Is Zookeeper a must for Kafka?

Paaji picture Paaji · May 20, 2014 · Viewed 95.3k times · Source

In Kafka, I would like to use only a single broker, single topic and a single partition having one producer and multiple consumers (each consumer getting its own copy of data from the broker). Given this, I do not want the overhead of using Zookeeper; Can I not just use the broker only? Why is a Zookeeper must?

Answer

John Petrone picture John Petrone · May 23, 2014

Yes, Zookeeper is required for running Kafka. From the Kafka Getting Started documentation:

Step 2: Start the server

Kafka uses zookeeper so you need to first start a zookeeper server if you don't already have one. You can use the convenience script packaged with kafka to get a quick-and-dirty single-node zookeeper instance.

As to why, well people long ago discovered that you need to have some way to coordinating tasks, state management, configuration, etc across a distributed system. Some projects have built their own mechanisms (think of the configuration server in a MongoDB sharded cluster, or a Master node in an Elasticsearch cluster). Others have chosen to take advantage of Zookeeper as a general purpose distributed process coordination system. So Kafka, Storm, HBase, SolrCloud to just name a few all use Zookeeper to help manage and coordinate.

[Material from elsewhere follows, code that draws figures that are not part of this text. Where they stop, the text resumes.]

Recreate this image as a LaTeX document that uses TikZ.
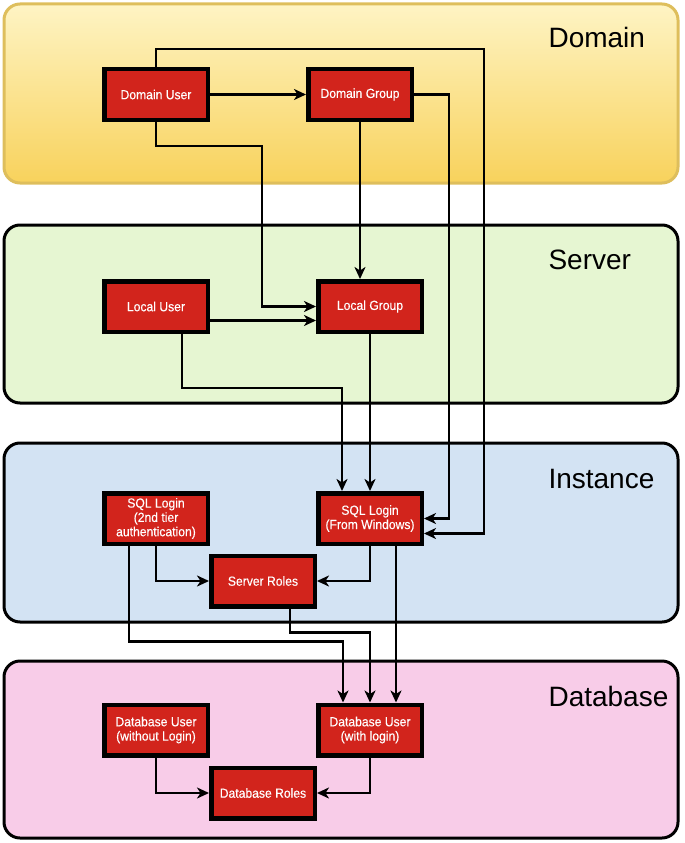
\documentclass[tikz,border=0pt]{standalone}
\usepackage{fontspec}
\setmainfont{Liberation Sans}
\newfontfamily\boxfont[FakeStretch=0.92,FakeBold=0.3]{Liberation Sans}
\usetikzlibrary{calc,arrows.meta}

\definecolor{boxred}{RGB}{210,36,28}
\definecolor{domtop}{RGB}{254,244,196}
\definecolor{dombottom}{RGB}{248,210,92}
\definecolor{domline}{RGB}{222,190,92}
\definecolor{srvfill}{RGB}{230,246,210}
\definecolor{insfill}{RGB}{211,227,243}
\definecolor{dbfill}{RGB}{248,204,232}

\begin{document}
\begin{tikzpicture}[x=1pt,y=-1pt,
  tier/.style={line width=3pt, rounded corners=16pt},
  role/.style={draw=black, fill=boxred, line width=4.5pt, minimum width=103.5pt,
    minimum height=50.5pt, inner sep=2pt, align=center, text=white,
    font=\boxfont\fontsize{13.2}{14.3}\selectfont},
  link/.style={line width=2.4pt, -{Stealth[length=12pt,width=11pt,inset=3.5pt]}},
  title/.style={anchor=base west, font=\fontsize{28}{30}\selectfont}]

% Define dimensions
\def\l{4}      % left edge of the bands
\def\r{678}    % right edge of the bands
\def\t{545}    % left edge of the band titles

\useasboundingbox (0,0) rectangle (685,843);

% Draw bands
\draw[tier, draw=domline, top color=domtop, bottom color=dombottom] (\l,4) rectangle (\r,183);
\draw[tier, fill=srvfill] (\l,225) rectangle (\r,403);
\draw[tier, fill=insfill] (\l,443) rectangle (\r,622);
\draw[tier, fill=dbfill] (\l,661) rectangle (\r,838);

% Band titles
\node[title] at (\t,48) {Domain};
\node[title] at (\t,269) {Server};
\node[title] at (\t,488) {Instance};
\node[title] at (\t,706) {Database};

% Boxes
\node[role] (du) at (156,94.5) {Domain User};
\node[role] (dg) at (360,94.5) {Domain Group};
\node[role] (lu) at (156,306.5) {Local User};
\node[role] (lg) at (370,306.5) {Local Group};
\node[role] (sq) at (156,518.5) {SQL Login\\(2nd tier\\authentication)};
\node[role] (sw) at (370,518.5) {SQL Login\\(From Windows)};
\node[role] (sr) at (263,581) {Server Roles};
\node[role] (dn) at (156,730) {Database User\\(without Login)};
\node[role] (dw) at (370,730) {Database User\\(with login)};
\node[role] (dr) at (263,793) {Database Roles};

% Bend points
\coordinate (k1) at (484,49);
\coordinate (k2) at (449,94.5);

% Domain links
\draw[link] (du) -- (dg);
\draw[link] (du.north) |- (k1) |- ($(sw.east)+(0,15)$);
\draw[link] (dg.east) -- (k2) |- (sw.east);
\draw[link] (du.south) -- ++(0,24) -| ($(lg.west)+(-54,0)$) -- (lg.west);
\draw[link] (dg.south) -- (dg.south |- lg.north);

% Server links
\draw[link] ($(lu.east)+(0,14)$) -- ($(lg.west)+(0,14)$);
\draw[link] ($(lu.south)+(26,0)$) |- ($(sw.north)+(-28,-103)$) -- ($(sw.north)+(-28,0)$);
\draw[link] (lg.south) -- (sw.north);

% Instance links
\draw[link] (sq.south) |- (sr.west);
\draw[link] (sw.south) |- (sr.east);
\draw[link] ($(sq.south)+(-27,0)$) |- ($(dw.north)+(-27,-61)$) -- ($(dw.north)+(-27,0)$);
\draw[link] ($(sr.south)+(27,0)$) |- ($(dw.north)+(0,-70)$) -- (dw.north);
\draw[link] ($(sw.south)+(26,0)$) -- ($(dw.north)+(26,0)$);

% Database links
\draw[link] (dn.south) |- (dr.west);
\draw[link] (dw.south) |- (dr.east);

\end{tikzpicture}
\end{document}
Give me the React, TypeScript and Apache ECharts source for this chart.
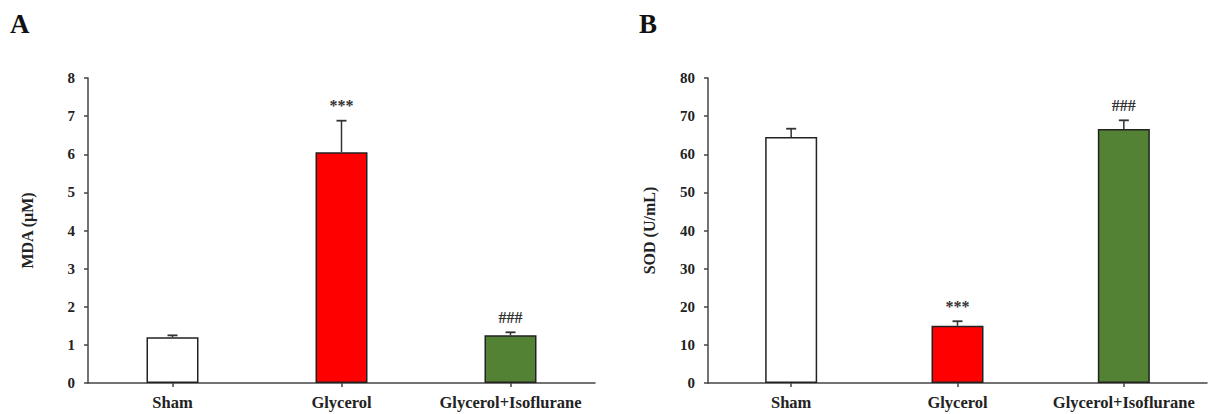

Kafka is a distributed system and is built to use Zookeeper. The fact that you are not using any of the distributed features of Kafka does not change how it was built. In any event there should not be much overhead from using Zookeeper. A bigger question is why you would use this particular design pattern -- a single broker implementation of Kafka misses out on all of the reliability features of a multi-broker cluster along with it's ability to scale.